Forum Non Conveniens
In considering the defendants' motion to dismiss based on forum non conveniens, the court highlighted that a plaintiff's choice of forum is generally given substantial deference and should not be disturbed unless the balance of convenience strongly favored the defendants. The court evaluated factors such as the burden on New York courts, the hardship on the defendants, the location of relevant evidence and witnesses, and the residency of the parties. The defendants argued that they and the plaintiffs resided far from New York and that the transaction giving rise to the action did not have a strong nexus to the state. However, the court noted that the Individual Defendants had previously traveled to New York related to MMS's operations, indicating some connection to the forum. Ultimately, the court found that the balance did not strongly favor the defendants, and thus denied the motion for forum non conveniens without prejudice, allowing for further factual development regarding the convenience of the forum.
RICO Claims
The court ruled to grant the defendants' motion to dismiss the RICO claims, reasoning that the plaintiffs' allegations fell under the scope of the Private Securities Litigation Reform Act (PSLRA). The PSLRA prohibits the use of conduct that is actionable as securities fraud as a predicate for RICO claims. The court explained that the plaintiffs had asserted that the defendants engaged in fraudulent acts related to investments in purported hedge funds, which constituted securities under the PSLRA. Although the plaintiffs attempted to differentiate between securities fraud and other alleged activities, the court concluded that the overarching theory of the plaintiffs' case connected all claims to securities fraud.

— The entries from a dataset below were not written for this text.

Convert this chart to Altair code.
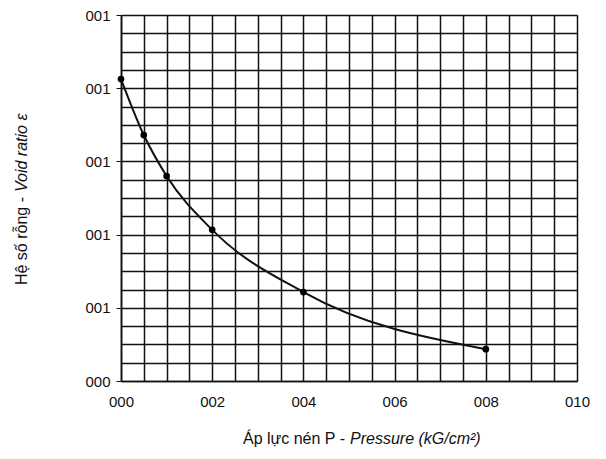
import altair as alt
import pandas as pd

# Data (pressure P, void ratio e on a 0-1 plotted scale)
pressure = [0.0, 0.5, 1.0, 2.0, 4.0, 8.0]
void_ratio = [0.825, 0.672, 0.560, 0.413, 0.243, 0.087]

x_grid = [i * 0.5 for i in range(21)]
y_grid = [round(i * 0.05, 2) for i in range(21)]

df = pd.DataFrame({"P": pressure, "e": void_ratio})

FONT = "Liberation Sans"

x_axis = alt.Axis(
    values=x_grid,
    title=None,
    grid=True,
    gridColor="#111111",
    gridWidth=1.5,
    gridOpacity=1,
    ticks=False,
    domainColor="#111111",
    domainWidth=1.6,
    labelExpr="datum.value % 2 == 0 ? format(datum.value, '03d') : ''",
    labelFont=FONT,
    labelFontSize=15,
    labelColor="#111111",
    labelPadding=13,
    labelFlush=False,
    labelOverlap=False,
)

y_axis = alt.Axis(
    values=y_grid,
    title=None,
    grid=True,
    gridColor="#111111",
    gridWidth=1.5,
    gridOpacity=1,
    ticks=True,
    tickSize=5,
    tickColor="#111111",
    tickOpacity={"condition": {"test": "abs(datum.value*5 - round(datum.value*5)) < 0.001", "value": 1}, "value": 0},
    domainColor="#111111",
    domainWidth=1.6,
    labelExpr="abs(datum.value*5 - round(datum.value*5)) < 0.001 ? (datum.value == 0 ? '000' : '001') : ''",
    labelFont=FONT,
    labelFontSize=15,
    labelColor="#111111",
    labelPadding=6,
    labelFlush=False,
    labelOverlap=False,
)

x_scale = alt.Scale(domain=[0, 10], nice=False, zero=False)
y_scale = alt.Scale(domain=[0, 1], nice=False, zero=False)

base = alt.Chart(df)

line = base.mark_line(color="#111111", strokeWidth=2, interpolate="monotone").encode(
    x=alt.X("P:Q", scale=x_scale, axis=x_axis),
    y=alt.Y("e:Q", scale=y_scale, axis=y_axis),
)
pts = base.mark_circle(color="#000000", size=45, opacity=1).encode(
    x=alt.X("P:Q", scale=x_scale, axis=x_axis),
    y=alt.Y("e:Q", scale=y_scale, axis=y_axis),
)

title_df = pd.DataFrame({"a": [0]})
tx1 = alt.Chart(title_df).mark_text(
    text="Áp lực nén P -", font=FONT, fontSize=16, align="right", baseline="middle", color="#111111"
).encode(x=alt.value(224), y=alt.value(424))
tx2 = alt.Chart(title_df).mark_text(
    text="Pressure (kG/cm²)", font=FONT, fontSize=16, fontStyle="italic", align="left", baseline="middle", color="#111111"
).encode(x=alt.value(229), y=alt.value(424))
ty1 = alt.Chart(title_df).mark_text(
    text="Hệ số rỗng -", font=FONT, fontSize=16, align="right", baseline="middle", angle=270, color="#111111"
).encode(x=alt.value(-99), y=alt.value(182))
ty2 = alt.Chart(title_df).mark_text(
    text="Void ratio ε", font=FONT, fontSize=16, fontStyle="italic", align="left", baseline="middle", angle=270, color="#111111"
).encode(x=alt.value(-99), y=alt.value(177))

chart = alt.layer(line, pts, tx1, tx2, ty1, ty2).properties(
    width=456,
    height=366,
    autosize=alt.AutoSizeParams(type="none"),
    padding={"left": 113, "top": 7, "right": 20, "bottom": 72},
).configure_view(stroke="#111111", strokeWidth=1.6).configure(background="white")

chart.save("out.html", embed_options={"renderer": "svg", "actions": False})
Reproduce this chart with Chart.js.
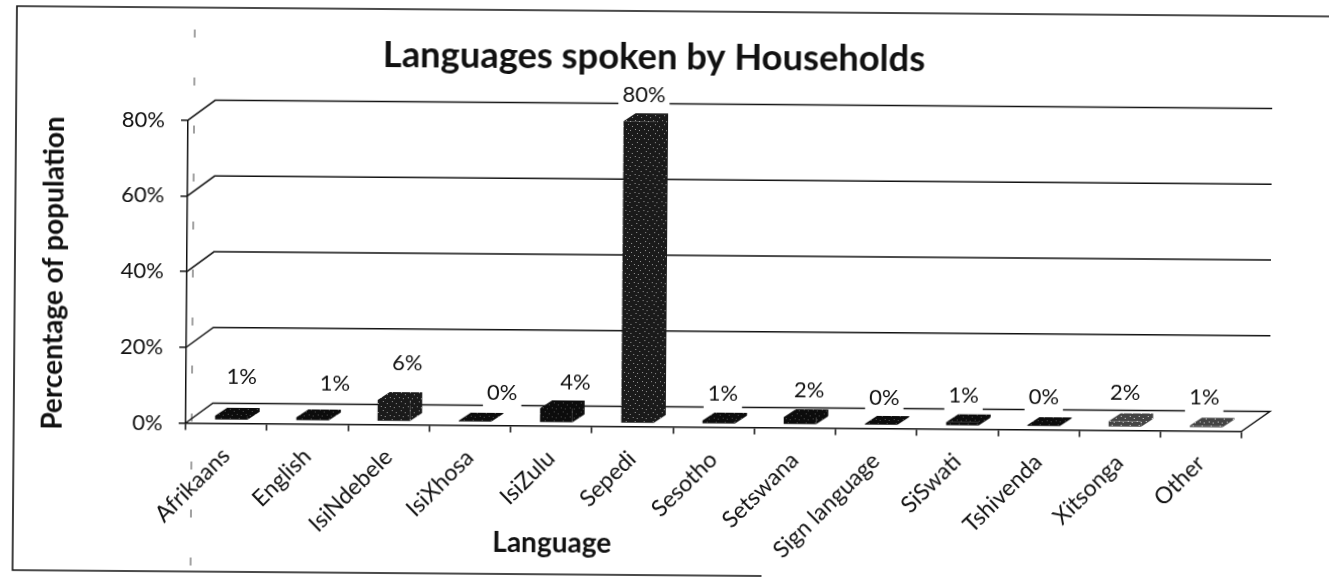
<!DOCTYPE html>
<html><head><meta charset="utf-8">
<style>
html,body{margin:0;padding:0;background:#fff;overflow:hidden;width:1329px;height:579px}
canvas{display:block;position:absolute;left:0;top:0;transform:rotate(0.45deg);transform-origin:0 0}
</style>
<script src="https://cdn.jsdelivr.net/npm/chart.js@4"></script>
</head><body>
<canvas id="c" width="1340" height="600"></canvas>
<script>
const categories=["Afrikaans","English","IsiNdebele","IsiXhosa","IsiZulu","Sepedi","Sesotho","Setswana","Sign language","SiSwati","Tshivenda","Xitsonga","Other"];
const values=[1.2,0.9,5.7,0.4,3.8,79.8,0.9,2.0,0.4,1.0,0.4,1.6,0.6];
const yTicks=[0,20,40,60,80];
const chartTitle="Languages spoken by Households";
const xTitle="Language";
const yTitle="Percentage of population";
const labelLift=[31,26,29,20,18,18,19,19,18,19,20,21,20];
const labelNudge=[3,15,6,20,12,-3,-3,2,-4,-6,-7,-7,-9];
const FONT="Lato, 'Open Sans', sans-serif";
const INK="#111";
const DEPTH_X=12, DEPTH_Y=8, SHIFT_X=5, SHIFT_Y=3;

function speckle(base,dots){
  const p=document.createElement('canvas');p.width=p.height=9;
  const g=p.getContext('2d');g.fillStyle=base;g.fillRect(0,0,9,9);
  g.fillStyle=dots;[[1,1],[5,2],[3,5],[7,7]].forEach(d=>g.fillRect(d[0],d[1],1,1));
  return g.createPattern(p,'repeat');
}
const ctx0=document.getElementById('c').getContext('2d');
const dark=speckle('#0c0c0c','#555');
const mid=speckle('#1a1a1a','#999');
const light=speckle('#444','#ddd');
const fills=[dark,dark,mid,dark,dark,mid,dark,dark,dark,dark,dark,light,light];
const labelX=(b,i)=>b.x+SHIFT_X+7+labelNudge[i];
const labelY=(b,i)=>b.y-SHIFT_Y-DEPTH_Y-labelLift[i];
const labelText=i=>Math.round(values[i])+'%';

const frame={
  id:'frame',
  beforeDraw(chart){
    const c=chart.ctx;
    c.save();c.fillStyle='#fff';c.fillRect(0,0,chart.width,chart.height);
    c.strokeStyle=INK;c.lineWidth=1.6;
    c.beginPath();c.moveTo(chart.width,6);c.lineTo(17,6);c.lineTo(17,570);c.lineTo(766,570);c.stroke();
    c.setLineDash([8,40]);c.lineWidth=1;c.strokeStyle='#444';
    c.beginPath();c.moveTo(195,28);c.lineTo(195,570);c.stroke();
    c.restore();
  }
};
const prism={
  id:'prism',
  beforeDatasetDraw(chart,args){
    const c=chart.ctx, els=chart.getDatasetMeta(args.index).data;
    c.save();c.translate(SHIFT_X,-SHIFT_Y);
    els.forEach((b,i)=>{
      const l=b.x-b.width/2,r=b.x+b.width/2,t=b.y,bt=b.base;
      c.fillStyle=fills[i];c.beginPath();
      c.moveTo(l,t);c.lineTo(l+DEPTH_X,t-DEPTH_Y);c.lineTo(r+DEPTH_X,t-DEPTH_Y);
      c.lineTo(r+DEPTH_X,bt-DEPTH_Y);c.lineTo(r,bt);c.lineTo(r,t);c.closePath();c.fill();
    });
  },
  afterDatasetDraw(chart){chart.ctx.restore();}
};
const wall={
  id:'wall',
  beforeDatasetsDraw(chart){
    const c=chart.ctx,y=chart.scales.y,a=chart.chartArea;
    c.save();c.strokeStyle=INK;c.lineWidth=1.5;
    yTicks.forEach(v=>{
      const p=y.getPixelForValue(v);
      c.beginPath();c.moveTo(a.left,p);c.lineTo(a.left+27,p-20);
      c.lineTo(a.right+28,p-20);
      if(v===0)c.lineTo(a.right,p);
      c.stroke();
    });
    c.font="22px "+FONT;c.fillStyle='#fff';
    chart.getDatasetMeta(0).data.forEach((b,i)=>{
      const w=c.measureText(labelText(i)).width+8;
      c.fillRect(labelX(b,i)-w/2,labelY(b,i)-16,w,32);
    });
    c.restore();
  }
};
const marks={
  id:'marks',
  afterDatasetsDraw(chart){
    const c=chart.ctx,els=chart.getDatasetMeta(0).data;
    c.save();c.font="22px "+FONT;c.textAlign='center';c.textBaseline='middle';c.fillStyle=INK;
    els.forEach((b,i)=>c.fillText(labelText(i),labelX(b,i),labelY(b,i)));
    c.font="bold 28px "+FONT;
    c.fillText(xTitle,556,538.7);
    c.translate(56,272.6);c.rotate(-Math.PI/2);
    c.fillText(yTitle,0,0);
    c.restore();
  }
};
const shiftTitle={id:'shiftTitle',afterLayout(chart){chart.titleBlock.left+=32;chart.titleBlock.right+=32;}};

new Chart(ctx0,{
  type:'bar',
  data:{labels:categories,datasets:[{data:values,backgroundColor:fills,barPercentage:0.4,categoryPercentage:1}]},
  plugins:[frame,wall,prism,marks,shiftTitle],
  options:{
    responsive:false,animation:false,
    layout:{padding:{left:0,right:95,top:31,bottom:0}},
    plugins:{legend:{display:false},tooltip:{enabled:false},
      title:{display:true,text:chartTitle,color:INK,font:{family:FONT,size:36.3,weight:'bold'},padding:{top:0,bottom:44}}},
    scales:{
      x:{ticks:{color:INK,font:{family:FONT,size:23},maxRotation:45,minRotation:45,autoSkip:false,padding:12},
        grid:{drawOnChartArea:false,drawTicks:true,tickLength:7,color:INK,lineWidth:1.5},
        border:{color:INK,width:1.5},
        afterFit(s){s.height=178.5;}},
      y:{min:0,max:80,afterBuildTicks(s){s.ticks=yTicks.map(v=>({value:v}));},
        ticks:{color:INK,font:{family:FONT,size:22},padding:16,callback:v=>v+'%'},
        grid:{drawOnChartArea:false,drawTicks:true,tickLength:7,color:INK,lineWidth:1.5},
        border:{color:INK,width:1.5},
        afterFit(s){s.width=189;}}
    }
  }
});
</script>
</body></html>
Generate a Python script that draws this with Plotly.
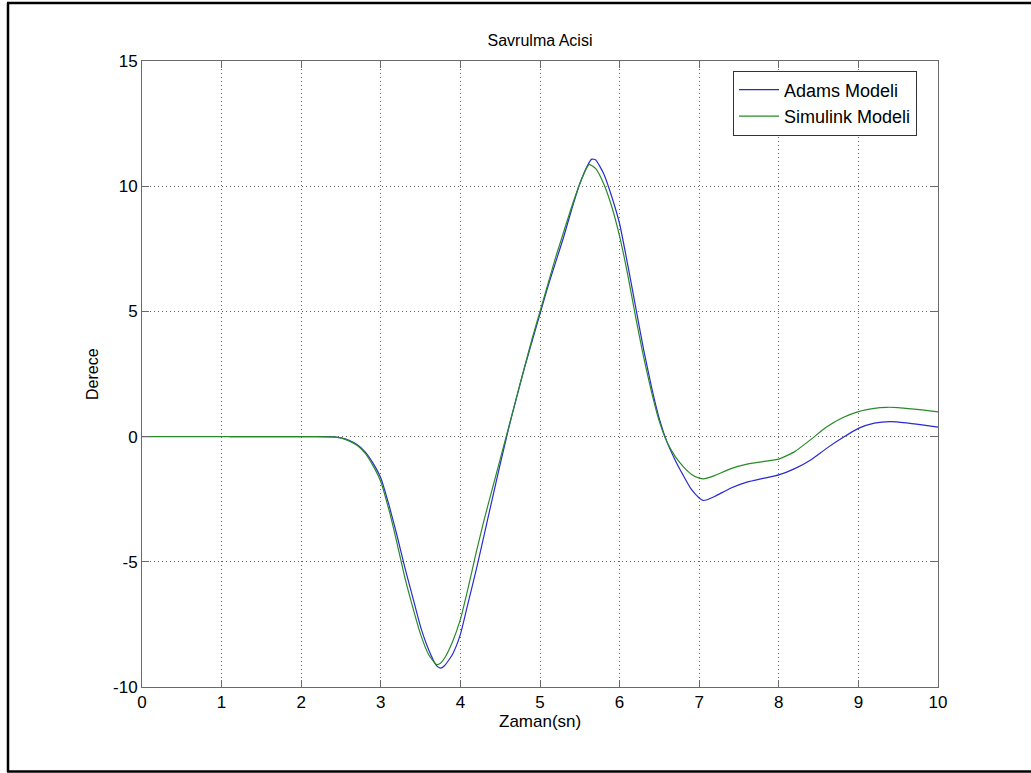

As a result, the court found that the PSLRA barred the RICO claims in their entirety, leading to the dismissal of Counts I-III of the plaintiffs' complaint.
Common Law Fraud
Regarding the common law fraud claims, the court evaluated whether the plaintiffs had adequately pleaded their case against the various defendants. The court noted that the plaintiffs had alleged false representations regarding MMS's operations, investment guarantees, and the status of their investments, which were material to their decision to invest. The court found that the plaintiffs had provided sufficient detail to support their claims of fraud against most of the defendants, satisfying the requirement for particularity under CPLR 3016(b). However, the court determined that the allegations against Julia Heald were insufficient, as they merely asserted her relationship to Anthony Heald without indicating her personal involvement in the fraudulent scheme. As a result, the court denied the motion to dismiss the common law fraud claims against the majority of the defendants but granted it concerning Julia Heald, allowing the claims to proceed against the other defendants.
Summary Judgment
In addressing the plaintiffs' motion for summary judgment, the court examined the claims related to settlement agreements and the failure to redeem investments. The court found that MMS had defaulted on payments under the settlement agreements, leading to a clear case for summary judgment in favor of the plaintiffs regarding MMS. However, the court identified several material questions of fact concerning the Individual Defendants, Heald, Brown, and Spedding, which precluded summary judgment against them. Additionally, regarding the allegations of failure to redeem investments, the court noted that MMS did not contest the existence of redemption rights but argued that there were factual disputes over the terms of redemption. The plaintiffs had sufficiently demonstrated that they had made proper demands for redemption, leading the court to conclude that there was no material issue of fact regarding their claims. Consequently, the court granted summary judgment for the plaintiffs against MMS while denying it concerning the other defendants due to unresolved factual issues.